## EXERCISE GOAL
Give again only the lines running from the one with "Write a Python" through the one with "2.7, 2.4, 2.1, 1.8, 1.6, 1.5, 1.4, 1.3, 1.3]", inclusive. Omit every picture.

Figure scripts
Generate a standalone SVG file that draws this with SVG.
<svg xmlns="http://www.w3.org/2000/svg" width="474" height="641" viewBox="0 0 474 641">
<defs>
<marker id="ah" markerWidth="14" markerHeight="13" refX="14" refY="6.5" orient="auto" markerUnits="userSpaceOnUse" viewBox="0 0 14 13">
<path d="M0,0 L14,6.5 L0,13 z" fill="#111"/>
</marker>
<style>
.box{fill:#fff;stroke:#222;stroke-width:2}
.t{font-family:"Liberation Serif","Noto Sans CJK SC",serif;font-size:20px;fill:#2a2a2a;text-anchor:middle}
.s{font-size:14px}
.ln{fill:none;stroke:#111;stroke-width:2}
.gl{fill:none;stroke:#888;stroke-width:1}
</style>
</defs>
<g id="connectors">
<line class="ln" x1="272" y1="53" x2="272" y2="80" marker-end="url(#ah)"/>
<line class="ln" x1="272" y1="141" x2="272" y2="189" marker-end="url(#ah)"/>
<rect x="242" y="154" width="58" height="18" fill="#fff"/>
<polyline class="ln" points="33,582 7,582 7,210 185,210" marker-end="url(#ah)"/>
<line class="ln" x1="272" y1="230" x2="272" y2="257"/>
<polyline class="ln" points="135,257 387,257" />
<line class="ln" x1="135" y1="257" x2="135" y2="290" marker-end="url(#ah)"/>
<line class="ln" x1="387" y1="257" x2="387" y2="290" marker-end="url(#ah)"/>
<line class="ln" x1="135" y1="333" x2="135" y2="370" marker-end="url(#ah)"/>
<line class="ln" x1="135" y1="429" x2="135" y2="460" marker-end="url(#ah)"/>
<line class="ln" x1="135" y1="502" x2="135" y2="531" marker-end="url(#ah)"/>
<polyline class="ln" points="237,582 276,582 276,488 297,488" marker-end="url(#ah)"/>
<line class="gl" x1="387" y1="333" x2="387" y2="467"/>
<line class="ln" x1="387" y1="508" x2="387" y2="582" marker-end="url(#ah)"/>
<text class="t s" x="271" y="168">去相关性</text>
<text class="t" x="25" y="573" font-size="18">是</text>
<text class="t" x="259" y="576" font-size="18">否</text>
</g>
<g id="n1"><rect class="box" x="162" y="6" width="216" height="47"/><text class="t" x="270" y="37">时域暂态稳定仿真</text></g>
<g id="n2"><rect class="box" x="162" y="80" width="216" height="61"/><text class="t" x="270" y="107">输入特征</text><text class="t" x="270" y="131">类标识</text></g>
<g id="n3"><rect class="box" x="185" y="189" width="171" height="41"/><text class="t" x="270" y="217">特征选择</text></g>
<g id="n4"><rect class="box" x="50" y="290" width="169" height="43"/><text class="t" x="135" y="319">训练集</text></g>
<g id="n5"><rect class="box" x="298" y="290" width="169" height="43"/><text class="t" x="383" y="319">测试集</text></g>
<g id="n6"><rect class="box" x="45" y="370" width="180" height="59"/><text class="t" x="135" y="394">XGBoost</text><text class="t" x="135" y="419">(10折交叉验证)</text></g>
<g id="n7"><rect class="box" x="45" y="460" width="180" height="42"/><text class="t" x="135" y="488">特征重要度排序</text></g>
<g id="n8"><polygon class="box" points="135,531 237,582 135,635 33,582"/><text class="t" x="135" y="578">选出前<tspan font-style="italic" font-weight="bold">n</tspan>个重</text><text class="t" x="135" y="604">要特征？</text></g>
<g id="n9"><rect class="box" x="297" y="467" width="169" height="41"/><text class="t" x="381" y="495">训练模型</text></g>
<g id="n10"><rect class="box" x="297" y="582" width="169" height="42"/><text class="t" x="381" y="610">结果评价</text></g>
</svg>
--
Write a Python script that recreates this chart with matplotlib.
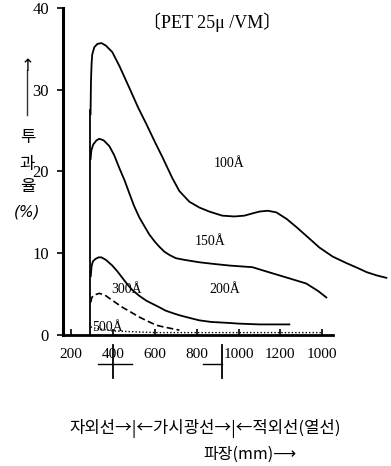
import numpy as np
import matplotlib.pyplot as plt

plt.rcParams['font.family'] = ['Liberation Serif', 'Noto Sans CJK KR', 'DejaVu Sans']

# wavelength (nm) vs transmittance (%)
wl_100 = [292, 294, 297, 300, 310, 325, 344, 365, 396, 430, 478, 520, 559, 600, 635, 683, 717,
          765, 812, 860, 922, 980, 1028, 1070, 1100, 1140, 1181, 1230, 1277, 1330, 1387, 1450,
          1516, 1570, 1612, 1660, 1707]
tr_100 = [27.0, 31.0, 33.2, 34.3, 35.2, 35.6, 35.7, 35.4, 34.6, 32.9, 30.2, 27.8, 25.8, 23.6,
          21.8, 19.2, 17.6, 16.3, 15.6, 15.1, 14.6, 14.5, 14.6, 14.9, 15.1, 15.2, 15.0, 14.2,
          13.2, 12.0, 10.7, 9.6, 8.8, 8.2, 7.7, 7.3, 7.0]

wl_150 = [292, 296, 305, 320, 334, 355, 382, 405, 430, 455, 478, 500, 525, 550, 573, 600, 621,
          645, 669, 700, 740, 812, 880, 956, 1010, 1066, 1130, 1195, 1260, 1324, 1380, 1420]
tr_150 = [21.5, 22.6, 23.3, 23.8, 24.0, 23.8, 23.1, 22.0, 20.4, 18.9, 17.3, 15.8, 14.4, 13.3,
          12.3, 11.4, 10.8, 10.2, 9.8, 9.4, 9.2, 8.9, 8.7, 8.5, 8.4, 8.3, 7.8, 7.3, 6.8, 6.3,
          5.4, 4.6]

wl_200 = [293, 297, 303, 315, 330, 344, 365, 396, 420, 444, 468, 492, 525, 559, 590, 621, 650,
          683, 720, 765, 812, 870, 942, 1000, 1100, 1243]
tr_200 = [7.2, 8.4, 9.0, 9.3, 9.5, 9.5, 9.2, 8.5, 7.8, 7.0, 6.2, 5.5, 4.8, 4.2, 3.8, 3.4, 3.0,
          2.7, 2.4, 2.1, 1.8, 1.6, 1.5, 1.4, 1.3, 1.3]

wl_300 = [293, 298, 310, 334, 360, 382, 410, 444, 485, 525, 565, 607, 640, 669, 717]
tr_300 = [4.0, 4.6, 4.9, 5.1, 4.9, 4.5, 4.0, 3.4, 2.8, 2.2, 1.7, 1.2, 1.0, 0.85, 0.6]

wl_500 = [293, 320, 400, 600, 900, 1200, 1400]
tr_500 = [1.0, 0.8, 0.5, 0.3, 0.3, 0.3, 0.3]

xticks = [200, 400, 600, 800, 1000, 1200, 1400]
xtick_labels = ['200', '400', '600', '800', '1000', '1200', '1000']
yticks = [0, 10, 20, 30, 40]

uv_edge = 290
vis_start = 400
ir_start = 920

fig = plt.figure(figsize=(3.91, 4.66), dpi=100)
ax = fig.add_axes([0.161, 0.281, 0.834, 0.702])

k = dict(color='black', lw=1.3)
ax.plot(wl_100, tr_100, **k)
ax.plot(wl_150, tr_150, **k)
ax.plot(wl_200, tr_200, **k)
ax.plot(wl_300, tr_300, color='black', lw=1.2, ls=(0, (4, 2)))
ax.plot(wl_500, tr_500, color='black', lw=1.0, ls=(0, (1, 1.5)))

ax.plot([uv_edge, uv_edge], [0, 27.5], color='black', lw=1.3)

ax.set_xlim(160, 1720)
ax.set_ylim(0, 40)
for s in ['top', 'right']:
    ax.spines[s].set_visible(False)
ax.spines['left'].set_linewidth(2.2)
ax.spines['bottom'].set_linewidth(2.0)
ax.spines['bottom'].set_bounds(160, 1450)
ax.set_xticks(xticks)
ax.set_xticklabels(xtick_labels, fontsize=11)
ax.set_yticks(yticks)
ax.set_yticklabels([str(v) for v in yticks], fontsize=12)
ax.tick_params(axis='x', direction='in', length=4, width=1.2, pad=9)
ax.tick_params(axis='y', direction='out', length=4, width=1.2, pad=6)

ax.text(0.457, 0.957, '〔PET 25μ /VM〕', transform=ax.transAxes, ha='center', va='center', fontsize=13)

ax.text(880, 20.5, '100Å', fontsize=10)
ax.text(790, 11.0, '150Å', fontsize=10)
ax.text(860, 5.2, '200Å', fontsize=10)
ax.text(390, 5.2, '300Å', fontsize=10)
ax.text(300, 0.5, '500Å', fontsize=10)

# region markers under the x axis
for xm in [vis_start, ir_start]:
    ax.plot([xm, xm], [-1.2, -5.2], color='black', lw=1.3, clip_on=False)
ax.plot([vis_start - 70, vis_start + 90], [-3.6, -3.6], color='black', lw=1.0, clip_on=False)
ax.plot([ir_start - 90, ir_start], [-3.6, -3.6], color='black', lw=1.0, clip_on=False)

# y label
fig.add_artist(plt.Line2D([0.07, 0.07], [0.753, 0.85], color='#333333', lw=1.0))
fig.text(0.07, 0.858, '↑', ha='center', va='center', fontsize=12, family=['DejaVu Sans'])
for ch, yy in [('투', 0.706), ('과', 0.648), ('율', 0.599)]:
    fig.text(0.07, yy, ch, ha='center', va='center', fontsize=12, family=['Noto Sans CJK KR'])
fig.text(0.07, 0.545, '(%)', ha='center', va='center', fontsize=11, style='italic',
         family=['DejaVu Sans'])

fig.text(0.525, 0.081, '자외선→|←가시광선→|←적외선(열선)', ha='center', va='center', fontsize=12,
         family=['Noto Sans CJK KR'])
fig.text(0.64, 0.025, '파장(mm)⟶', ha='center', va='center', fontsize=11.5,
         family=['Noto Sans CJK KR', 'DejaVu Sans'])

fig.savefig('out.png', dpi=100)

## RESULT OF THE TASK
Write a Python script that recreates this chart with matplotlib.
import numpy as np
import matplotlib.pyplot as plt

plt.rcParams['font.family'] = ['Liberation Serif', 'Noto Sans CJK KR', 'DejaVu Sans']

# wavelength (nm) vs transmittance (%)
wl_100 = [292, 294, 297, 300, 310, 325, 344, 365, 396, 430, 478, 520, 559, 600, 635, 683, 717,
          765, 812, 860, 922, 980, 1028, 1070, 1100, 1140, 1181, 1230, 1277, 1330, 1387, 1450,
          1516, 1570, 1612, 1660, 1707]
tr_100 = [27.0, 31.0, 33.2, 34.3, 35.2, 35.6, 35.7, 35.4, 34.6, 32.9, 30.2, 27.8, 25.8, 23.6,
          21.8, 19.2, 17.6, 16.3, 15.6, 15.1, 14.6, 14.5, 14.6, 14.9, 15.1, 15.2, 15.0, 14.2,
          13.2, 12.0, 10.7, 9.6, 8.8, 8.2, 7.7, 7.3, 7.0]

wl_150 = [292, 296, 305, 320, 334, 355, 382, 405, 430, 455, 478, 500, 525, 550, 573, 600, 621,
          645, 669, 700, 740, 812, 880, 956, 1010, 1066, 1130, 1195, 1260, 1324, 1380, 1420]
tr_150 = [21.5, 22.6, 23.3, 23.8, 24.0, 23.8, 23.1, 22.0, 20.4, 18.9, 17.3, 15.8, 14.4, 13.3,
          12.3, 11.4, 10.8, 10.2, 9.8, 9.4, 9.2, 8.9, 8.7, 8.5, 8.4, 8.3, 7.8, 7.3, 6.8, 6.3,
          5.4, 4.6]

wl_200 = [293, 297, 303, 315, 330, 344, 365, 396, 420, 444, 468, 492, 525, 559, 590, 621, 650,
          683, 720, 765, 812, 870, 942, 1000, 1100, 1243]
tr_200 = [7.2, 8.4, 9.0, 9.3, 9.5, 9.5, 9.2, 8.5, 7.8, 7.0, 6.2, 5.5, 4.8, 4.2, 3.8, 3.4, 3.0,
          2.7, 2.4, 2.1, 1.8, 1.6, 1.5, 1.4, 1.3, 1.3]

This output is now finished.